Here's what actually got me moving:

  • Opened a Roth IRA at Fidelity (took 15 minutes). Put $7,000 in for 2024. This was non-negotiable because the deadline matters and the tax benefit is real money.
  • Split the $42k into two piles: kept 3 months expenses ($11k) in Marcus for actual emergencies, then moved $31k to a Fidelity taxable brokerage account into VTSAX (total stock market index). This was weirdly hard but also... nothing bad happened?
  • Set up automatic monthly transfers from checking into the Roth. Even $200/month compounds. I do $350 from my side gig income specifically so it doesn't feel like I'm stealing from my library paycheck.
  • Downloaded YNAB to actually track the side gig money instead of pretending it doesn't exist. Turns out I had $600/month I wasn't accounting for.
  • The weird part? Watching your money sit in an index fund is way less stressful than I thought it'd be. No checking daily. Just... there. Your coworker Sarah has a 5-year head start but you have 22+ years until traditional retirement age. That still matters a lot.

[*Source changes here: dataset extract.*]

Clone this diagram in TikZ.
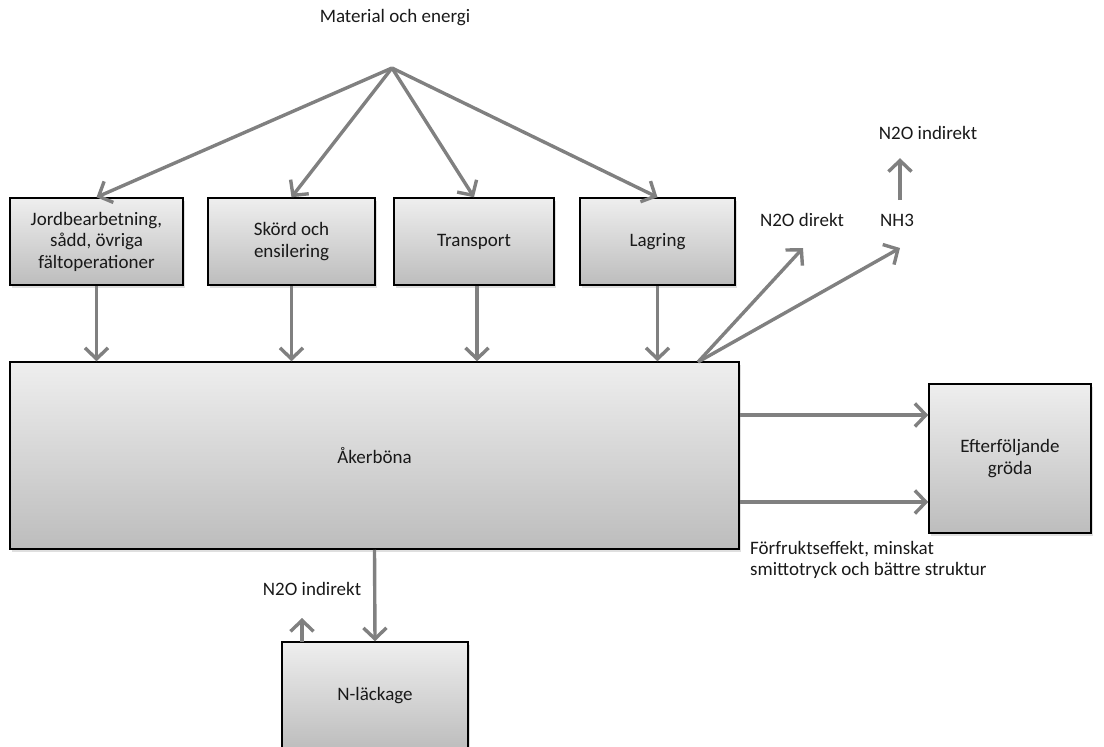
\documentclass[tikz,border=0pt]{standalone}
\usepackage{fontspec}
\setmainfont{Carlito}
\usetikzlibrary{arrows.meta,shadows}

\begin{document}
\begin{tikzpicture}[x=1pt,y=1pt]
\tikzstyle{every node}+=[font=\fontsize{19}{21.5}\selectfont, text=black!90]
\tikzstyle{ruta}=[draw=black, line width=1.5pt, top color=gray!13, bottom color=gray!52, drop shadow={opacity=0.25, shadow xshift=1.5pt, shadow yshift=-2.5pt}, align=center, inner sep=0pt]
\tikzstyle{pil}=[draw=gray, line width=3.4pt, -{Straight Barb[length=11pt, width=23pt]}]
\useasboundingbox (0,0) rectangle (1104,-747);
\node (titel) at (395,-18) {Material och energi};
\coordinate (topp) at (392,-68);
\node [ruta, minimum width=173pt, minimum height=87pt] (jord) at (96.5,-241.5) {Jordbearbetning,\\sådd, övriga\\fältoperationer};
\node [ruta, minimum width=167pt, minimum height=87pt] (skord) at (291.5,-241.5) {Skörd och\\ensilering};
\node [ruta, minimum width=160pt, minimum height=87pt] (transport) at (474,-241.5) {Transport};
\node [ruta, minimum width=155pt, minimum height=87pt] (lagring) at (657.5,-241.5) {Lagring};
\node [ruta, minimum width=729pt, minimum height=187pt] (aker) at (374.5,-455.5) {Åkerböna};
\node [ruta, minimum width=162pt, minimum height=149pt] (efter) at (1010,-458.5) {Efterföljande\\gröda};
\node [ruta, minimum width=186pt, minimum height=108pt] (lack) at (375,-696) {N-läckage};
\node (n2od) at (802,-220) {N2O direkt};
\node (nh3) at (897,-220) {NH3};
\node (n2oi) at (928,-133) {N2O indirekt};
\node (n2oilack) at (312,-589) {N2O indirekt};
\node [anchor=north west, align=left, inner sep=0pt] (forfrukt) at (750,-541) {Förfruktseffekt, minskat\\smittotryck och bättre struktur};
\coordinate (ut) at (698,-362);
\coordinate (n2odin) at (803,-248);
\coordinate (nh3in) at (900,-248);
\coordinate (lackut) at (302,-642);
\draw [pil] (topp) -- (jord.north);
\draw [pil] (topp) -- (skord.north);
\draw [pil] (topp) -- (transport.north);
\draw [pil] (topp) -- (lagring.north);
\draw [pil] (jord.south) -- (jord.south |- aker.north);
\draw [pil] (skord.south) -- (skord.south |- aker.north);
\draw [pil] ([xshift=3pt]transport.south) -- ([xshift=3pt]transport.south |- aker.north);
\draw [pil] (lagring.south) -- (lagring.south |- aker.north);
\draw [pil] (ut) -- (n2odin);
\draw [pil] (ut) -- (nh3in);
\draw [pil, shorten <=10pt, shorten >=15pt] (nh3.north -| nh3in) -- (n2oi.south -| nh3in);
\draw [pil] (aker.east |- 0,-415) -- (efter.west |- 0,-415);
\draw [pil] (aker.east |- 0,-502) -- (efter.west |- 0,-502);
\draw [pil] (aker.south) -- (lack.north);
\draw [pil] (lackut) -- ++(0,24);
\end{tikzpicture}
\end{document}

    Start with the Roth. That's the safest, smartest first move.

    Mar 25

    Marcus at 4.3% is literally costing you thousands—throw $20k into a Vanguard target-date fund and stop waiting for perfect timing, you'll catch up faster than you think.

    Mar 25

    I get the paralysis. I was sitting on $38k in a savings account at my last job thinking the same thing—that keeping it liquid meant I was being responsible. Spoiler: I was just being scared.

    Here's what I'd actually do with your situation: Take $30k of that $42k and move it to Vanguard the same day you read this. Not gradually. Not "after I research more." Today. Open a Roth IRA, max the 2024 contribution ($7,000), then dump the remaining $23k into a taxable brokerage account in their target-date fund (I use 2050, boring on purpose). The other $12k stays in Marcus as your actual emergency fund.

    Why: You're 12 years in at the library. You're not getting that income back. Sarah didn't get $180k by being brave; she got it by being boring and consistent. The 4.3% in Marcus sounds safe until you realize you're losing to inflation when you factor in taxes. Even a basic index fund averaging 7–8% historically beats that.

    Yes, the market dips. I watched my Vanguard account drop $6k in 2022 and didn't touch it. That's how you actually build wealth—you set it and pretend it doesn't exist for 20 years.

    About the side gig money: keep that flowing into the Roth until you hit the cap, then taxable. Don't overthink the product. Vanguard's interface is clunky but the fees are honest and that's what matters.

    You're not behind. But you'll be very behind in five years if you wait for permission to start.